I worry about everything.
I wonder how long the little blue car will endure, will the a/c unit last another year, will the agency survive, what if I have a catastrophic injury or illness, do I have enough life insurance, will a tree fall on the roof during the next thunderstorm, how am I going to manage without unemployment benefits. I worry that Covid 19 will kill us all, that the president will win in November, that there won’t be a country left to call home. I think about cuts to social security and medicare and families going bankrupt from or without health care. I worry about the forests and the oceans and the air and the wildlife preserves. It’s foolish and wasteful and unhealthy but if it’s out there, I worry about it. Now and again, for brief periods, I find and push the pause button but in the end the off button just doesn’t work.

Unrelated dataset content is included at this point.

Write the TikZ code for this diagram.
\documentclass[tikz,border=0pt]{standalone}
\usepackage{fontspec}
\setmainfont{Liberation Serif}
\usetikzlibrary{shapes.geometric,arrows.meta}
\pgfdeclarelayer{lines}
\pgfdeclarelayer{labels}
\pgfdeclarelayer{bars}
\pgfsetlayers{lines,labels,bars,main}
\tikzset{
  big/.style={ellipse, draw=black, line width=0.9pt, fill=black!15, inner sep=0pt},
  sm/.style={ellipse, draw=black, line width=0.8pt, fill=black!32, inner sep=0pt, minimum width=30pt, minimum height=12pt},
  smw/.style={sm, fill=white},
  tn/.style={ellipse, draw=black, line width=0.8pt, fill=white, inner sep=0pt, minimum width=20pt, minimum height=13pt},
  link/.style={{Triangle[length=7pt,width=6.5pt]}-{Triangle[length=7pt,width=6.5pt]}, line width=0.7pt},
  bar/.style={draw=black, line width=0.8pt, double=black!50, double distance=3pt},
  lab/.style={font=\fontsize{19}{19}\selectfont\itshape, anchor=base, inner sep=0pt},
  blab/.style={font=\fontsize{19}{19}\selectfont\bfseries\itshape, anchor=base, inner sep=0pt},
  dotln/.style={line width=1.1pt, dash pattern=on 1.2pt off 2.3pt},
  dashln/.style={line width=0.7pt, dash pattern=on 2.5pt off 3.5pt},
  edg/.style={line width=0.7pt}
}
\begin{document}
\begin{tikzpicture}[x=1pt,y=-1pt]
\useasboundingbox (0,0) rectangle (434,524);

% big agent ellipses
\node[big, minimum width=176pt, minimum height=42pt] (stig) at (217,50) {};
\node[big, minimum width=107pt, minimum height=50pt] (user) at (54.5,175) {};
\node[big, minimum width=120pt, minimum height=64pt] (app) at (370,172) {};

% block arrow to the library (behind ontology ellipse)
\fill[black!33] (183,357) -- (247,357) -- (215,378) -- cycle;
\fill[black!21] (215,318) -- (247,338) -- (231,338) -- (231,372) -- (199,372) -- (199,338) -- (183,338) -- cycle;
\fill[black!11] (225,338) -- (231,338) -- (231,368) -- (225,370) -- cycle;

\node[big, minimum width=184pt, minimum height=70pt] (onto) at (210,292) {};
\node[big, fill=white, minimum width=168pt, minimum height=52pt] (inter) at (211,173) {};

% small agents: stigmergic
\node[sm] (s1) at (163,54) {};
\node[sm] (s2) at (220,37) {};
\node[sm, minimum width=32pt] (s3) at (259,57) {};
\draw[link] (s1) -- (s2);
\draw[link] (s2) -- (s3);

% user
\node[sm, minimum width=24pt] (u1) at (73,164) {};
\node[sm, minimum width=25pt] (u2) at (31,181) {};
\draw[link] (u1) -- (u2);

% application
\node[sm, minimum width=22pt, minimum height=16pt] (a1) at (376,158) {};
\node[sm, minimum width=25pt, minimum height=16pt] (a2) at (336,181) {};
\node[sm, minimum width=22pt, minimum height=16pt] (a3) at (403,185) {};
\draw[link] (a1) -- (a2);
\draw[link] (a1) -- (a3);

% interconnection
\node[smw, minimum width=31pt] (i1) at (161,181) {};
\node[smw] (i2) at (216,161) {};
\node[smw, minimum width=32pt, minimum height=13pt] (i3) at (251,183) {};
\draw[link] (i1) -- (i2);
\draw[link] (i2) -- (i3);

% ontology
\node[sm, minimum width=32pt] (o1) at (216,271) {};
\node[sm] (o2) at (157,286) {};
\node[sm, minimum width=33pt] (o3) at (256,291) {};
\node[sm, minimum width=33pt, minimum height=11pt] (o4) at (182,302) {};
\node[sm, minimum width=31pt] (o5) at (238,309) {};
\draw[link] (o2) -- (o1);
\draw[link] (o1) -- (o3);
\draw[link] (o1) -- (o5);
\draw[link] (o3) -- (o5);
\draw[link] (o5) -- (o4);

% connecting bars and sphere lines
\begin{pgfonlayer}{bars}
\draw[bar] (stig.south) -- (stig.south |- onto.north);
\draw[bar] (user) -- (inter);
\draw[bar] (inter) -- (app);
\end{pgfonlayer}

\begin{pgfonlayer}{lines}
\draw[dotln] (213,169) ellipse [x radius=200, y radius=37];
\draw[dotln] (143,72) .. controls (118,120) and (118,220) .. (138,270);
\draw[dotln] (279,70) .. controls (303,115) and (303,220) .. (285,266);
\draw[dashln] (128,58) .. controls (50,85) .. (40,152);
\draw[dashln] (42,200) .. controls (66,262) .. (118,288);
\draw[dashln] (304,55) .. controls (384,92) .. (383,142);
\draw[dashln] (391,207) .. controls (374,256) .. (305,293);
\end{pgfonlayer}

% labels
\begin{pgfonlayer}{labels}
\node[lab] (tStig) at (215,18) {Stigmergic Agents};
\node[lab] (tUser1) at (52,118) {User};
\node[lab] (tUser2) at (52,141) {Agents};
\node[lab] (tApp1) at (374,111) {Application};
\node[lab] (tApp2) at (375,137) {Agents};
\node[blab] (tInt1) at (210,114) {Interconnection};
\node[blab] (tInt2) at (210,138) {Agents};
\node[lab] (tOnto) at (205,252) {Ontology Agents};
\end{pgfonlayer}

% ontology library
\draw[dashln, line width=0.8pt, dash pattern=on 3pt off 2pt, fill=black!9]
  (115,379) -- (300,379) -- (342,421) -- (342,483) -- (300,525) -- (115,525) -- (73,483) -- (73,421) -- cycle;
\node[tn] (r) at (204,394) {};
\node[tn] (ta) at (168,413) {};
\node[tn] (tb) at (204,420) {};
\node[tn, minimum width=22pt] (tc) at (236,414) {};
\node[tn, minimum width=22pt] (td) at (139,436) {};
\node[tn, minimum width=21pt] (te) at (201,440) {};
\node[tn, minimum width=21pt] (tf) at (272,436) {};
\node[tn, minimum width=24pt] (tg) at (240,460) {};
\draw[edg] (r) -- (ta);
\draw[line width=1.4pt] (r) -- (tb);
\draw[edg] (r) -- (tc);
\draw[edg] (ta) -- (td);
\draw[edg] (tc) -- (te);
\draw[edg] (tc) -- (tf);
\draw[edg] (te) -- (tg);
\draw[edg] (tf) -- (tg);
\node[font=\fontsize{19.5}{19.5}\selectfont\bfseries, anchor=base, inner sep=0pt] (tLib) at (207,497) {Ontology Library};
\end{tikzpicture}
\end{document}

I’ve practiced one day at a time thinking and staying out of the dark places for a very long time now but there’s always been a ray of hope to hold onto. Now the reality is that if the president wins re-election, it’s a victory for ignorance, racism, misogyny, political corruption, hypocrisy and nepotism. After another four years of self destruction, I’m not persuaded that as a country we will ever be able to find our way back. Some damage can’t be undone.
In an effort to distract myself, I sign onto social media to see what’s happening outside my own self. I scroll past the political crap piles and delete the sad eyed, abused animals but I can’t quite bypass the update about a friend’s child who is in St. Jude’s in Memphis with leukemia and not doing well. I can’t imagine what they’re going through, can’t even begin to comprehend the fear and anxiety and exhaustion they must be feeling. Then I see a new GoFundMe account set up for a modeling agent I know in Dallas. In his fight against a particularly virulent, brutal and disfiguring cancer, they have tried everything without any success. He has a wife and four young children and isn’t expected to see another Christmas.
I send donations to both and remind myself what real worry is.